In planning for future assessment cycles beyond 2021, Research England has stood by proposals to extend open access policies to include all long-form scholarly works – meaning that these works must be made available easily and free of charge, if they are to be submitted as evidence.
The announcement was first made in December 2016, but has become the subject of intense debate in recent weeks.
Academic groups including the British Academy have questioned the practicalities of such a mandate, arguing that certain disciplines might be unable to afford a blanket open-access model owing to costly book processing charges associated with publishing.
Leaders of the Royal Historical Society also highlighted concerns, warning that such requirements “militate against the freedom of individual academics to choose where to offer their own work for publication”, which they said went against basic academic principles.
Speaking to Times Higher Education, Steven Hill, director of research at Research England, stood by the funding body’s transition towards open research as one that had “the potential to bring benefits to all disciplines”.
“We are keen to see those benefits extend to disciplines where long-form publication is the norm, which is why we signalled our intention to extend open access requirements to long-form publications for the REF after REF 2021,” he explained.
REF policymakers have welcomed the debate surrounding the move, pledging “further engagement with researchers, institutions and publishers” to help come to a common agreement.
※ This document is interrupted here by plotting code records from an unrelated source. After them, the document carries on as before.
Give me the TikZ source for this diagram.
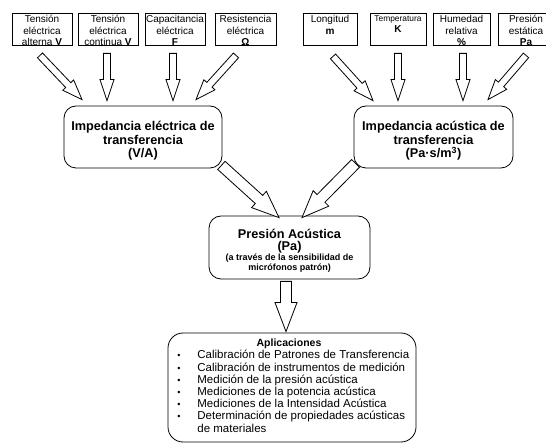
\documentclass[tikz,border=0pt]{standalone}
\usepackage{fontspec}
\setmainfont{Liberation Sans}
\usetikzlibrary{calc}

% hollow block arrow: from, to, half shaft, half head, head length
\newcommand{\blockarrow}[5]{%
  \coordinate (ah) at ($(#2)!#5!(#1)$);
  \draw[fill=white] ($(#1)!#3!90:(#2)$) -- ($(ah)!#3!90:(#2)$) -- ($(ah)!#4!90:(#2)$) -- (#2)
    -- ($(ah)!#4!-90:(#2)$) -- ($(ah)!#3!-90:(#2)$) -- ($(#1)!#3!-90:(#2)$) -- cycle;}

% text of a top box, cut at the box border
\newcommand{\boxtext}[2]{%
  \begin{scope}
    \clip (#1.south west) rectangle (#1.north east);
    \node[toptext] (#1-t) at (#1.north) {#2};
  \end{scope}}

\newcommand{\bul}{\llap{{\fontsize{9}{9}\selectfont\textbullet}\hspace{17pt}}}

\begin{document}
\begin{tikzpicture}[x=1pt, y=-1pt, line width=0.8pt,
    topbox/.style={draw, minimum height=32pt, inner sep=0pt},
    toptext/.style={anchor=north, align=center, inner sep=0pt, yshift=-2.5pt,
      font=\fontsize{10}{11.3}\selectfont},
    rbox/.style={draw, rounded corners=12pt, align=center, inner sep=0pt,
      font=\bfseries\fontsize{12.7}{13.5}\selectfont},
    listtext/.style={align=left, inner sep=0pt,
      font=\fontsize{11.5}{12.2}\selectfont\lineskiplimit-20pt\relax}]
\useasboundingbox (0,0) rectangle (546,443);

% magnitudes
\node[topbox, minimum width=60pt] (tva) at (42,29) {};
\node[topbox, minimum width=60pt] (tvc) at (108,29) {};
\node[topbox, minimum width=60pt] (cap) at (175,29) {};
\node[topbox, minimum width=61pt] (res) at (245.5,29) {};
\node[topbox, minimum width=54pt] (lon) at (330,29) {};
\node[topbox, minimum width=56pt] (tem) at (398,29) {};
\node[topbox, minimum width=57pt] (hum) at (461.5,29) {};
\node[topbox, minimum width=56pt] (pre) at (526,29) {};
\boxtext{tva}{Tensión\\eléctrica\\alterna \textbf{V}}
\boxtext{tvc}{Tensión\\eléctrica\\continua \textbf{V}}
\boxtext{cap}{Capacitancia\\eléctrica\\\textbf{F}}
\boxtext{res}{Resistencia\\eléctrica\\\textbf{Ω}}
\boxtext{lon}{Longitud\\\textbf{m}}
\boxtext{tem}{{\fontsize{8.4}{10}\selectfont Temperatura}\\\textbf{K}}
\boxtext{hum}{Humedad\\relativa\\\textbf{\%}}
\boxtext{pre}{Presión\\estática\\\textbf{Pa}}

% impedancias
\node[rbox, minimum width=158pt, minimum height=62pt] (zel) at (143,137)
  {\rule{0pt}{17pt}Impedancia eléctrica de\\transferencia\\(V/A)};
\node[rbox, minimum width=159pt, minimum height=62pt] (zac) at (433.5,137)
  {\rule{0pt}{17pt}Impedancia acústica de\\transferencia\\(Pa·s/m\textsuperscript{3})};

% presion acustica
\node[rbox, minimum width=161pt, minimum height=63pt] (pac) at (289.5,247.5)
  {\rule{0pt}{16pt}Presión Acústica\\[-1.5pt](Pa)\\[-3.5pt]{\fontsize{9}{11}\selectfont (a través de la sensibilidad de}\\[-3.5pt]{\fontsize{9}{11}\selectfont micrófonos patrón)}};

% aplicaciones
\node[draw, rounded corners=15pt, minimum width=248pt, minimum height=109pt] (apl) at (292,387.5) {};
\node[font=\bfseries\fontsize{10.5}{12}\selectfont, inner sep=0pt] (apltit)
  at ($(apl.north)+(-3,11)$) {Aplicaciones};
\node[listtext, anchor=north west] (apllst) at ($(apl.north)+(-95,17.5)$)
  {\bul Calibración de Patrones de Transferencia\\
   \bul Calibración de instrumentos de medición\\
   \bul Medición de la presión acústica\\
   \bul Mediciones de la potencia acústica\\
   \bul Mediciones de la Intensidad Acústica\\
   \bul Determinación de propiedades acústicas\\
   de materiales};

% arrow ends
\coordinate (a1s) at ($(tva.south)+(-2,10)$);
\coordinate (a1e) at ($(zel.north)+(-61,-6)$);
\coordinate (a2s) at ($(tvc.south)+(-1,8)$);
\coordinate (a2e) at ($(zel.north)+(-36,-5)$);
\coordinate (a3s) at ($(cap.south)+(-2,8)$);
\coordinate (a3e) at ($(zel.north)+(30,-5)$);
\coordinate (a4s) at ($(res.south)+(-9.5,10)$);
\coordinate (a4e) at ($(zel.north)+(53,-6)$);
\coordinate (a5s) at ($(lon.south)+(3,11)$);
\coordinate (a5e) at ($(zac.north)+(-60.5,-5)$);
\coordinate (a6s) at ($(tem.south)+(0,8)$);
\coordinate (a6e) at ($(zac.north)+(-35.5,-5)$);
\coordinate (a7s) at ($(hum.south)+(1.5,8)$);
\coordinate (a7e) at ($(zac.north)+(29.5,-5)$);
\coordinate (a8s) at ($(pre.south)+(0,10)$);
\coordinate (a8e) at ($(zac.north)+(54.5,-6)$);
\coordinate (b1s) at ($(zel.south east)+(-1,-3)$);
\coordinate (b1e) at ($(pac.north)+(-10.5,2)$);
\coordinate (b2s) at ($(zac.south west)+(2,-5)$);
\coordinate (b2e) at ($(pac.north)+(12.5,2)$);
\coordinate (c1s) at ($(pac.south)+(-3.5,2)$);
\coordinate (c1e) at ($(apl.north)+(-6,-1)$);

\blockarrow{a1s}{a1e}{3.5pt}{7.5pt}{20pt}
\blockarrow{a2s}{a2e}{3.5pt}{7pt}{21pt}
\blockarrow{a3s}{a3e}{3.5pt}{7pt}{21pt}
\blockarrow{a4s}{a4e}{3.5pt}{7.5pt}{20pt}
\blockarrow{a5s}{a5e}{3.5pt}{7.5pt}{20pt}
\blockarrow{a6s}{a6e}{3.5pt}{7pt}{21pt}
\blockarrow{a7s}{a7e}{3.5pt}{7pt}{21pt}
\blockarrow{a8s}{a8e}{3.5pt}{7.5pt}{20pt}
\blockarrow{b1s}{b1e}{5.5pt}{11pt}{27pt}
\blockarrow{b2s}{b2e}{5.5pt}{11pt}{27pt}
\blockarrow{c1s}{c1e}{5.5pt}{11pt}{29pt}
\end{tikzpicture}
\end{document}
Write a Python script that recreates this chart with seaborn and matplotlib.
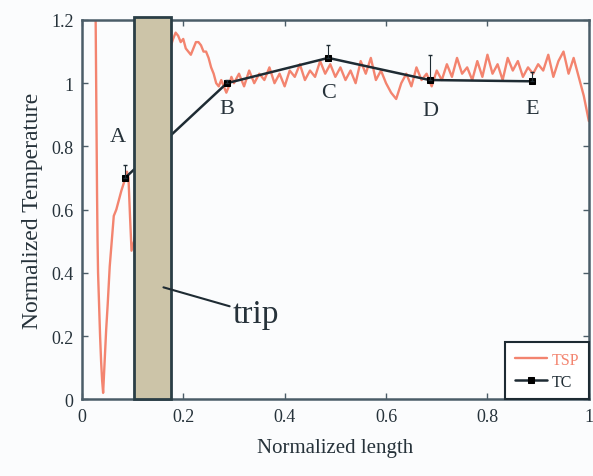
import numpy as np
import pandas as pd
import matplotlib.pyplot as plt
import seaborn as sns
from matplotlib.patches import Rectangle

# TSP profile
tsp_x = [0.027, 0.028, 0.029, 0.030, 0.031, 0.032, 0.034, 0.036, 0.038, 0.040, 0.042,
         0.045, 0.048, 0.051, 0.055, 0.059, 0.063, 0.068, 0.073, 0.078, 0.082, 0.086,
         0.089, 0.092, 0.095, 0.098, 0.103,
         0.176, 0.180, 0.185, 0.190, 0.195, 0.200, 0.205, 0.210, 0.215, 0.220,
         0.225, 0.230, 0.235, 0.240, 0.245, 0.250, 0.255, 0.260, 0.265, 0.270,
         0.275, 0.280, 0.285, 0.290, 0.295, 0.300,
         0.31, 0.32, 0.33, 0.34, 0.35, 0.36, 0.37, 0.38, 0.39, 0.40,
         0.41, 0.42, 0.43, 0.44, 0.45, 0.46, 0.47, 0.48, 0.49, 0.50,
         0.51, 0.52, 0.53, 0.54, 0.55, 0.56, 0.57, 0.58, 0.59, 0.60,
         0.61, 0.62, 0.63, 0.64, 0.65, 0.66, 0.67, 0.68, 0.69, 0.70,
         0.71, 0.72, 0.73, 0.74, 0.75, 0.76, 0.77, 0.78, 0.79, 0.80,
         0.81, 0.82, 0.83, 0.84, 0.85, 0.86, 0.87, 0.88, 0.89, 0.90,
         0.91, 0.92, 0.93, 0.94, 0.95, 0.96, 0.97, 0.98, 0.99, 1.00]
tsp_y = [1.25, 1.05, 0.85, 0.65, 0.50, 0.40, 0.30, 0.20, 0.12, 0.06, 0.02,
         0.12, 0.22, 0.30, 0.42, 0.50, 0.58, 0.60, 0.63, 0.66, 0.68, 0.70,
         0.72, 0.70, 0.58, 0.47, 0.50,
         1.12, 1.14, 1.16, 1.15, 1.13, 1.14, 1.11, 1.10, 1.09, 1.11,
         1.13, 1.13, 1.12, 1.10, 1.10, 1.08, 1.05, 1.03, 1.00, 0.99,
         1.01, 0.99, 0.97, 0.99, 1.02, 1.00,
         1.03, 0.99, 1.04, 1.00, 1.03, 1.01, 1.05, 1.00, 1.03, 0.99,
         1.04, 1.02, 1.06, 1.01, 1.04, 1.02, 1.07, 1.03, 1.06, 1.02,
         1.05, 1.01, 1.04, 1.00, 1.07, 1.03, 1.08, 1.01, 1.04, 1.00,
         0.97, 0.95, 1.00, 1.03, 0.99, 1.05, 1.01, 1.03, 0.99, 1.04,
         1.01, 1.06, 1.02, 1.08, 1.03, 1.05, 1.01, 1.07, 1.02, 1.09,
         1.03, 1.06, 1.01, 1.08, 1.04, 1.07, 1.02, 1.05, 1.03, 1.06,
         1.04, 1.09, 1.02, 1.07, 1.10, 1.03, 1.08, 1.02, 0.96, 0.88]

# TC thermocouple points
tc_labels = ["A", "B", "C", "D", "E"]
tc_x = [0.085, 0.286, 0.486, 0.686, 0.887]
tc_y = [0.70, 1.00, 1.08, 1.01, 1.006]
tc_err = [0.04, 0.01, 0.04, 0.08, 0.03]

# trip strip
trip_start = 0.103
trip_end = 0.176

sns.set_style("ticks")
plt.rcParams['font.family'] = ['Liberation Serif', 'DejaVu Serif']

fig = plt.figure(figsize=(5.93, 4.77), dpi=100, facecolor='#fbfcfd')
ax = fig.add_axes([0.138, 0.161, 0.855, 0.795])
ax.set_facecolor('#fbfcfd')

red = '#f3846f'
dark = '#1e2b33'
spine = '#4b5d68'
txt = '#26323a'

tsp_df = pd.DataFrame({'x': tsp_x, 'y': tsp_y})
tc_df = pd.DataFrame({'x': tc_x, 'y': tc_y})

sns.lineplot(data=tsp_df, x='x', y='y', sort=False, estimator=None, color=red,
             lw=1.7, label='TSP', ax=ax, zorder=2)
sns.lineplot(data=tc_df, x='x', y='y', sort=False, estimator=None, color=dark,
             lw=1.8, marker='s', markersize=5, markeredgecolor='black',
             markerfacecolor='black', label='TC', ax=ax, zorder=3)
ax.errorbar(tc_x, tc_y, yerr=[np.zeros(len(tc_err)), tc_err], fmt='none',
            ecolor=dark, elinewidth=0.8, capsize=1.5, zorder=3)

ax.add_patch(Rectangle((trip_start, 0), trip_end - trip_start, 1.21,
                       facecolor='#ccc4a8', edgecolor='#2a3e46', lw=2,
                       zorder=4, clip_on=False))

label_pos = [(0.071, 0.83), (0.286, 0.92), (0.486, 0.97), (0.688, 0.915), (0.889, 0.92)]
for lab, (lx, ly) in zip(tc_labels, label_pos):
    ax.text(lx, ly, lab, ha='center', va='center', fontsize=16, color=txt, zorder=5)

ax.annotate('trip', xy=(0.161, 0.354), xytext=(0.298, 0.27),
            fontsize=24, color=txt, va='center', ha='left',
            arrowprops=dict(arrowstyle='-', color=dark, lw=1.5,
                            shrinkA=0, shrinkB=0), zorder=5)

ax.set_xlim(0, 1)
ax.set_ylim(0, 1.2)
xt = [0, 0.2, 0.4, 0.6, 0.8, 1.0]
yt = [0, 0.2, 0.4, 0.6, 0.8, 1.0, 1.2]
ax.set_xticks(xt)
ax.set_xticklabels(["0", "0.2", "0.4", "0.6", "0.8", "1"])
ax.set_yticks(yt)
ax.set_yticklabels(["0", "0.2", "0.4", "0.6", "0.8", "1", "1.2"])
ax.tick_params(direction='in', top=True, right=True, length=4, width=1,
               color=spine, labelsize=13, labelcolor=txt, pad=6)
for s in ax.spines.values():
    s.set_color(spine)
    s.set_linewidth(1.8)

ax.set_xlabel('Normalized length', fontsize=15, color=txt, labelpad=10)
ax.set_ylabel('Normalized Temperature', fontsize=17, color=txt, labelpad=6)

leg = ax.legend(loc='lower right', borderaxespad=0, fancybox=False,
                edgecolor=dark, framealpha=1, fontsize=11.5, handlelength=2.0,
                handletextpad=0.3, borderpad=0.6, labelspacing=0.35)
leg.get_frame().set_linewidth(1.5)
leg.get_texts()[0].set_color(red)
leg.get_texts()[1].set_color(dark)
leg.set_zorder(6)

plt.savefig('out.png', dpi=100, facecolor=fig.get_facecolor())
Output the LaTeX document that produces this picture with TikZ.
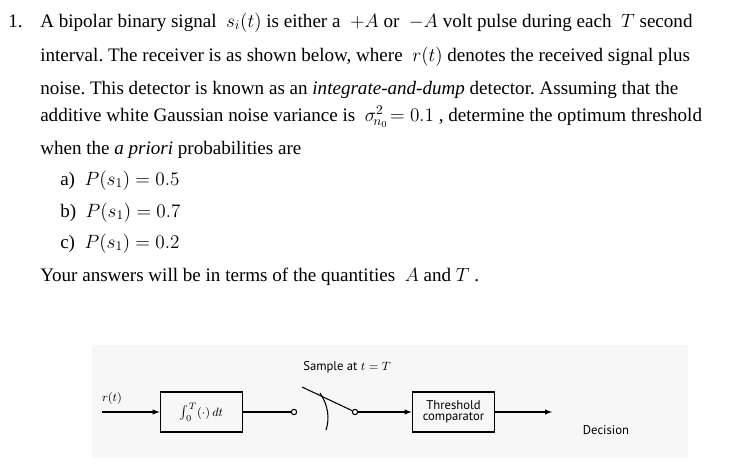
\documentclass[tikz,border=0pt]{standalone}
\usepackage{fontspec}
\setmainfont{Liberation Serif}
\newfontfamily\diag{PT Sans}
\begin{document}
\begin{tikzpicture}[x=0.75pt,y=-0.75pt,
  txt/.style={anchor=base west,inner sep=0pt,font=\fontsize{14.3}{16}\selectfont},
  blk/.style={draw,thick,minimum width=62pt,minimum height=30pt,inner sep=1pt,font=\diag\fontsize{9.5}{10}\selectfont},
  lbl/.style={inner sep=0pt,font=\diag\fontsize{9.5}{10}\selectfont},
  wire/.style={thick},
  arr/.style={thick,-latex}]
\useasboundingbox (0,0) rectangle (744,465);
\fill[black!3] (92,345) rectangle (688,458);
\node[txt] (l0) at (8,27) {1.};
\node[txt] (l1) at (40,27) {A bipolar binary signal \ $s_i(t)$\ is either a \ $+A$\ or \ $-A$\ volt pulse during each \ $T$\ second};
\node[txt] (l2) at (40,61) {interval.\ The receiver is as shown below, where \ $r(t)$\ denotes the received signal plus};
\node[txt] (l3) at (40,94) {noise.\ This detector is known as an \textit{integrate-and-dump} detector.\ Assuming that the};
\node[txt] (l4) at (40,121) {additive white Gaussian noise variance is \ $\sigma^2_{\!n_0}\!=0.1$ , determine the optimum threshold};
\node[txt] (l5) at (40,154) {when the \textit{a priori} probabilities are};
\node[txt] (a) at (60,185) {a)\ \ $P(s_1)=0.5$};
\node[txt] (b) at (60,217) {b)\ \ $P(s_1)=0.7$};
\node[txt] (c) at (60,248) {c)\ \ $P(s_1)=0.2$};
\node[txt] (l6) at (40,281) {Your answers will be in terms of the quantities \ $A$\ and $T$\ .};
% diagram
\coordinate (in) at (102,412);
\node[lbl] (rt) at (112,398) {$r(t)$};
\node[blk] (int) at (201.5,412) {$\int_0^T(\cdot)\,dt$};
\node[draw,thick,circle,inner sep=0pt,minimum size=4pt,fill=white] (c1) at (294,412) {};
\node[draw,thick,circle,inner sep=0pt,minimum size=4pt,fill=white] (c2) at (355,412) {};
\coordinate (sw) at (302,387);
\node[lbl] (samp) at (347,367) {Sample at $t=T$};
\node[blk] (thr) at (453.5,412) {\begin{tabular}{@{}c@{}}Threshold\\[-2pt]comparator\end{tabular}};
\coordinate (out) at (552,412);
\node[lbl] (dec) at (606,430) {Decision};
\draw[arr] (in) -- (int);
\draw[wire] (int) -- (c1);
\draw[wire] (sw) -- (c2);
\draw[wire] (320,393) .. controls (328,405) and (330,418) .. (326,430);
\draw[arr] (c2) -- (thr);
\draw[arr] (thr) -- (out);
\end{tikzpicture}
\end{document}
But leading academics have said that delaying the process any longer could have consequences.
Martin Eve, professor of literature, technology and publishing at Birkbeck, University of London, and a member of the Universities UK working group on open-access monographs, said that urgent clarity was needed on how REF leaders intended to implement the policy since “books are often pre-contracted many years before they are published”.
“Books for the third REF will be going under contract now,” he told THE. “Without adequate guidance or knowledge of what the mandate that REF ‘intends to move towards’ entails, researchers are simply proceeding with business as usual.”
“Business as usual” means that researchers who publish books through a commercial agent for example, could be left in a situation where their best work is ineligible for submission beyond 2021 – to the detriment of their university department and overall assessment score.
In a blogpost ahead of his talk on the same theme at the Jisc and Coalition for Networked Information leaders conference on 2 July, Professor Eve reiterated that the most “workable solution” was for Research England to secure extra funding for the initiative, to the sum of £19.2 million per year, as per a cost study commissioned earlier this year.
Alternative options to put no extra money in or to withdraw the mandate entirely felt risky, as well as “an utter shame for the public exposure of humanities work and its place in society”, he added. However, “if there is to be extensive sector-wide consultation…this really needs to be done as soon as possible”.
“It seems to me that there is no road forward that does not antagonise or irritate one or more of the demographic groups within UK higher education,” he wrote.